Speaker Curtis Having Trouble Running The Legislature

Pignanelli and Webb suggest in their column that Speaker Curtis should have a full time chief of staff.

Perhaps a chief of staff is what Speaker Curtis (R-Sandy) needs. Reports are that he is busy with plenty of private sector clients after resigning his county job last year because he was caught filing fradulent reimbursement requests.

The House sure needs some kind of improved leadership and organization.

In the 2005 general session, our legislators passed a bill requiring that our new voting equipment produce a voter verifiable paper trail. The governor signed the bill into law and our right to vote was secure.

But Speaker Curtis and Senate President Valentine (R-Orem) prepared an incorrect version of the bill for the governor and his signature was meaningless. There was some confusion at work as the last day of the session extended toward midnight. The bill was already a substitute and Republicans wanted to add a provision to grab the top general election ballot position for themselves. Democrats have held the top position on Salt Lake County ballots by electing a county clerk from their party, as is the tradition. Late in the evening the Republican amendment was stripped out before the bill passed.

And somehow the Speaker and President couldn’t complete their constitutional duty to prepare a valid copy of the bill for the governor. It should have been pretty easy since it was already published accurately online at the legislature’s website.

Then the governor called a special session so that the legislature could pass a ‘revised’ version of the bill that allowed buying new voting equipment without a verifiable paper ballot. But only if the voting equipment lobbyists had already persuaded a commission to approve it before January. Lo and behold, Diebold had done just that.

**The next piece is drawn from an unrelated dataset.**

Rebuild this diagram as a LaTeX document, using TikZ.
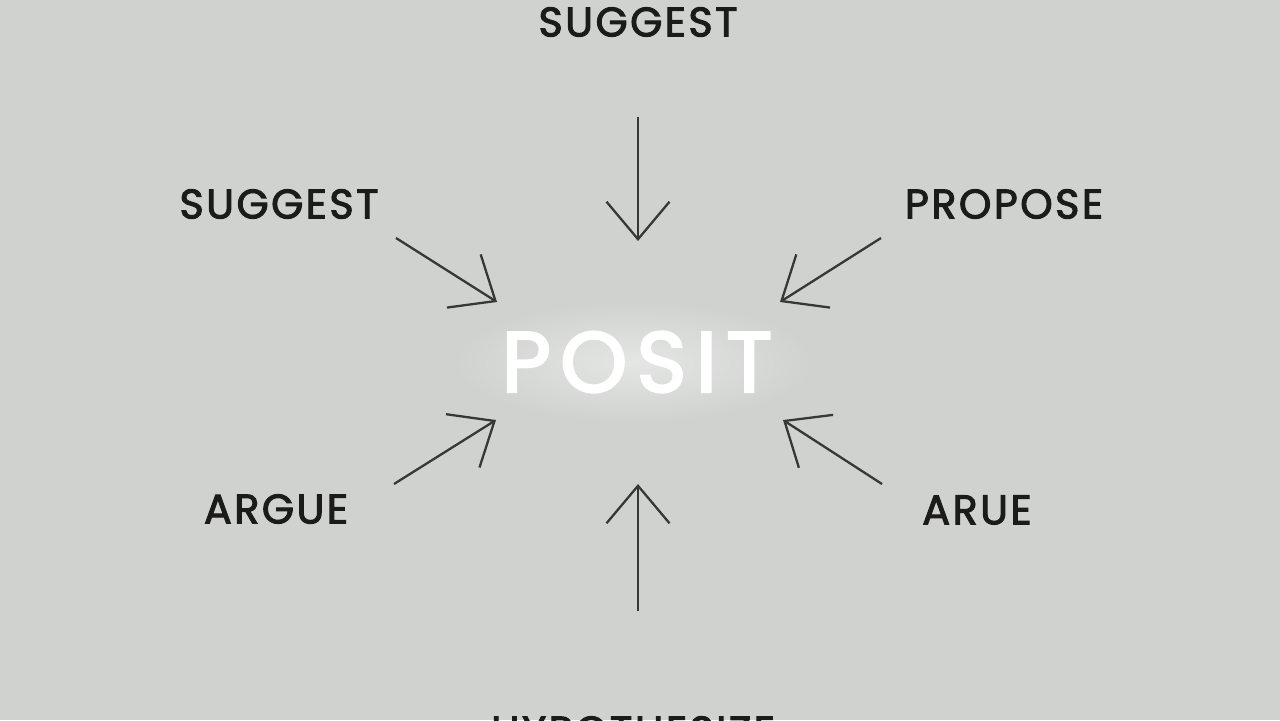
\documentclass[tikz,border=0pt]{standalone}
\usepackage{fontspec}
\setmainfont{Poppins}
\newfontfamily\wordfont{Poppins}[FakeBold=2.5, LetterSpace=6]
\newfontfamily\centrefont{Poppins}[FakeBold=3, LetterSpace=11]
\usetikzlibrary{arrows.meta}
\definecolor{bgcol}{HTML}{CFD2CE}
\definecolor{inkcol}{HTML}{1A1B1A}
\definecolor{arrcol}{HTML}{363736}
\begin{document}
\begin{tikzpicture}[x=0.02cm, y=-0.02cm,
  word/.style = {text=inkcol, font=\wordfont\fontsize{23.5}{25}\selectfont, inner sep=0pt},
  point/.style = {draw=arrcol, line width=1.3pt, -{Straight Barb[length=7.5mm, width=12.6mm, line width=1.3pt]}}]
\fill[bgcol] (0,0) rectangle (1280,720);
\clip (0,0) rectangle (1280,720);
\useasboundingbox (0,0) rectangle (1280,720);
% soft light behind the centre word
\shade[inner color=white!45!bgcol, outer color=bgcol] (634,362) ellipse (180 and 60);
% words round the centre
\node[word] (sugtop) at (638,22) {SUGGEST};
\node[word] (sugleft) at (279,204) {SUGGEST};
\node[word] (propose) at (1004,204) {PROPOSE};
\node[word] (argue) at (276,509) {ARGUE};
\node[word] (arue) at (977,510) {ARUE};
\node[word] (hypo) at (633,731) {HYPOTHESIZE};
\node[text=white, font=\centrefont\fontsize{48.5}{51}\selectfont, inner sep=0pt] (posit) at (637,362) {POSIT};
% arrow ends
\coordinate (t1) at (638,117); \coordinate (h1) at (638,241);
\coordinate (t2) at (396,238); \coordinate (h2) at (497,302);
\coordinate (t3) at (881,238); \coordinate (h3) at (780,302);
\coordinate (t4) at (394,484); \coordinate (h4) at (496,420);
\coordinate (t5) at (882,484); \coordinate (h5) at (783,420);
\coordinate (t6) at (638,611); \coordinate (h6) at (638,484);
\foreach \i in {1,...,6}
  \draw[point] (t\i) -- (h\i);
\end{tikzpicture}
\end{document}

In May, Lieutenant Governor Herbert announced that he had chosen to recommend Diebold digital voting equipment with an untested, untried “paper under glass” system. The new system is not proved secure, was not demonstrated to voters at the mandated election mock-up, and has not been recountable at all in elections in Nevada. Furthermore, it is so expensive that the state will have to supplement federal grants with state tax money. Worst of all, there is no guarantee of a secret ballot with this kind of equipment. Anyone who can read the paper roll can pretty easily figure out which ballot is yours.